_EXERCISE AIM_
Below are the records; pull every line that includes "this".

— start of SUPPLIED ENTRIES —

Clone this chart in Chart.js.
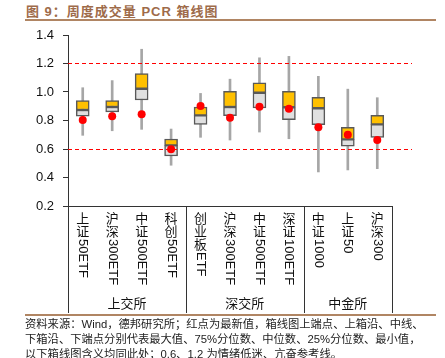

— end of SUPPLIED ENTRIES —
— start of SUPPLIED ENTRIES —

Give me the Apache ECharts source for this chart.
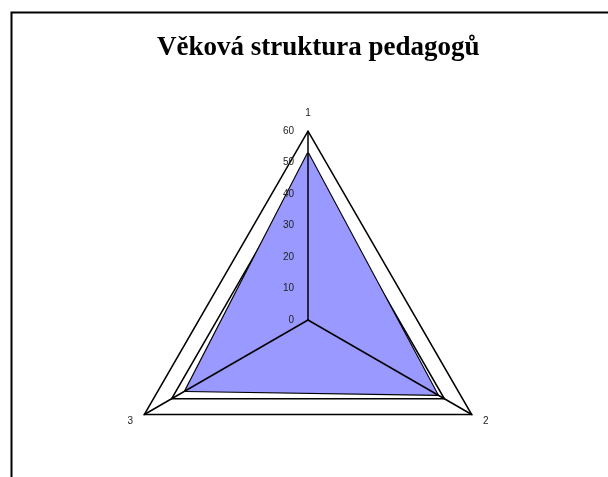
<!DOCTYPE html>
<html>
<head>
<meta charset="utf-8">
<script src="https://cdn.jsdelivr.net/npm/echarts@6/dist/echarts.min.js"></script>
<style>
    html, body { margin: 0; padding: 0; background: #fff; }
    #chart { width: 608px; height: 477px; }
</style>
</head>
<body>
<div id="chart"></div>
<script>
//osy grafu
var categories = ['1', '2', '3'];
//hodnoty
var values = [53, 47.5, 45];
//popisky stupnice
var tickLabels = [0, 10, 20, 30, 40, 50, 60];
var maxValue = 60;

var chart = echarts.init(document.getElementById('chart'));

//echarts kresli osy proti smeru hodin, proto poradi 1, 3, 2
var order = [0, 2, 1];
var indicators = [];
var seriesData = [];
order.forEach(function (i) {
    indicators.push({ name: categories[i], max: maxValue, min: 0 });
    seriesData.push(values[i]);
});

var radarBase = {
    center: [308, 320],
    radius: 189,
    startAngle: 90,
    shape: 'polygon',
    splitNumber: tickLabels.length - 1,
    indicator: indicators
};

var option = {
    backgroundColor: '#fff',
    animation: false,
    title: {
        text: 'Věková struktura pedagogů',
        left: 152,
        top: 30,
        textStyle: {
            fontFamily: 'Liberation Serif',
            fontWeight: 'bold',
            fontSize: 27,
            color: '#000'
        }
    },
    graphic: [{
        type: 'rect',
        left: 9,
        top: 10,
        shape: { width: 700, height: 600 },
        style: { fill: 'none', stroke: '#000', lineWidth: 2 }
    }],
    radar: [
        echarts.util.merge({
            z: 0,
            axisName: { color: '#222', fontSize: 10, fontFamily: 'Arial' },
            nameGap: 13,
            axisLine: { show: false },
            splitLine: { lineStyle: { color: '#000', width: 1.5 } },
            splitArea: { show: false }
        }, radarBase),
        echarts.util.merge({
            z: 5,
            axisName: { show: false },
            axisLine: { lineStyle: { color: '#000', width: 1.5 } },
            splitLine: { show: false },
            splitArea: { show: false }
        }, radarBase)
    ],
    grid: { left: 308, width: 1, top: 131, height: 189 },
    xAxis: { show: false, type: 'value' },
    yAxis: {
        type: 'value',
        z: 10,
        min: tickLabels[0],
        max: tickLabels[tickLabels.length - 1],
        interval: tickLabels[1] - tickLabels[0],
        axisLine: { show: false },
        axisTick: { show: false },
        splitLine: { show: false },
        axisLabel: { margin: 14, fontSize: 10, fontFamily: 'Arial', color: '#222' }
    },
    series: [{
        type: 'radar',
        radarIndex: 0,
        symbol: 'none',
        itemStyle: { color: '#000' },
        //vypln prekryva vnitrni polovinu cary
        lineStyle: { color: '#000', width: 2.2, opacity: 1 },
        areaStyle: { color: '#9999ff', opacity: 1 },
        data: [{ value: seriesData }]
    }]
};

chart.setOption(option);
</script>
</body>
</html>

— end of SUPPLIED ENTRIES —
— start of SUPPLIED ENTRIES —

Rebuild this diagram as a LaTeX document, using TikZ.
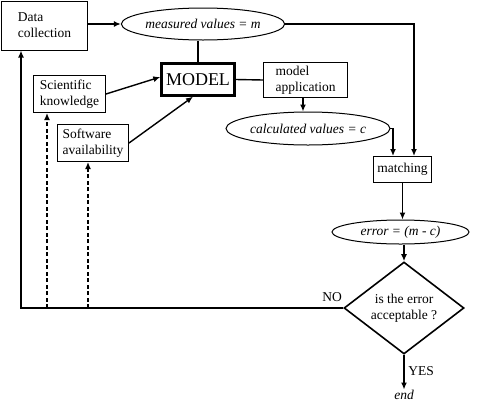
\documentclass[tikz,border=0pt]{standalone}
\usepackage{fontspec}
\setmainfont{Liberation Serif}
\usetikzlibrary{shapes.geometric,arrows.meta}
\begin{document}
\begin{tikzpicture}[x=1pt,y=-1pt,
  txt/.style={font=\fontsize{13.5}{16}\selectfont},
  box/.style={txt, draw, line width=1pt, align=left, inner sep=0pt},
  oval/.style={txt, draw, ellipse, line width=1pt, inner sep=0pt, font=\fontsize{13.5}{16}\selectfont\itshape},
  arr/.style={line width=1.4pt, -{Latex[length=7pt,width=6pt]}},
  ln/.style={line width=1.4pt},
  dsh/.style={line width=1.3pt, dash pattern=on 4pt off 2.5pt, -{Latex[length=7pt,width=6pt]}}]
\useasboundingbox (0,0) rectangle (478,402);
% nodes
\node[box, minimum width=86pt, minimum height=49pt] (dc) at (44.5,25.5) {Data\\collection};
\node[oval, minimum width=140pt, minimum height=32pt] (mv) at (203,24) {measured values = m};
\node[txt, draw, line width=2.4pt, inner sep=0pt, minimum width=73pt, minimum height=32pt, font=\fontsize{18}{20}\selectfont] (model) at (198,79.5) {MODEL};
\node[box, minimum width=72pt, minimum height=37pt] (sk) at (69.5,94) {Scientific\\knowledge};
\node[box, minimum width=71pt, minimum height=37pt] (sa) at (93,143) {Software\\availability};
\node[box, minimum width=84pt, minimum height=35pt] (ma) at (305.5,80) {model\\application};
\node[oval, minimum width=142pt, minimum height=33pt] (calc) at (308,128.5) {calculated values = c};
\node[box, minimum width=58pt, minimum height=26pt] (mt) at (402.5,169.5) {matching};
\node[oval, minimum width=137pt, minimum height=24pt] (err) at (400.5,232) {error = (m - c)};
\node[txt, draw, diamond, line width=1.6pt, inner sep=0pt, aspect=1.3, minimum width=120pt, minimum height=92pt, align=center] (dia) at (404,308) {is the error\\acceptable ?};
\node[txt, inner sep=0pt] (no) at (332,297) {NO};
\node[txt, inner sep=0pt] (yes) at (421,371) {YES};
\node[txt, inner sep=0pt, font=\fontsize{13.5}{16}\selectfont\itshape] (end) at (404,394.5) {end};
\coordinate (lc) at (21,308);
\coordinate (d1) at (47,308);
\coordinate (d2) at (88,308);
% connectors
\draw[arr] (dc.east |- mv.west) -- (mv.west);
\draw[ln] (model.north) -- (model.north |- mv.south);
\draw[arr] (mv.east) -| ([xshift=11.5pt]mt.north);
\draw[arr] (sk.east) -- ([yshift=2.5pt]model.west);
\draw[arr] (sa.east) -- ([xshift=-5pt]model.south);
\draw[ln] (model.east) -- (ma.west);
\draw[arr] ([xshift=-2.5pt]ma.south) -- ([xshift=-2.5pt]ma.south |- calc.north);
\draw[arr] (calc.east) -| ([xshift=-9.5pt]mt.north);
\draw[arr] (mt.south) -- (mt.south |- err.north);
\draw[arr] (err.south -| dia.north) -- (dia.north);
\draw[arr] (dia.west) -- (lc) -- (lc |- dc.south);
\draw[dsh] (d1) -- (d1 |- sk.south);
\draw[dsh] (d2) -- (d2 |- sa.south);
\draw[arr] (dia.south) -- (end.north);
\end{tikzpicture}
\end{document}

— end of SUPPLIED ENTRIES —

_WRITTEN SOLUTION_
Clone this chart in Chart.js.
Give me the Apache ECharts source for this chart.
Rebuild this diagram as a LaTeX document, using TikZ.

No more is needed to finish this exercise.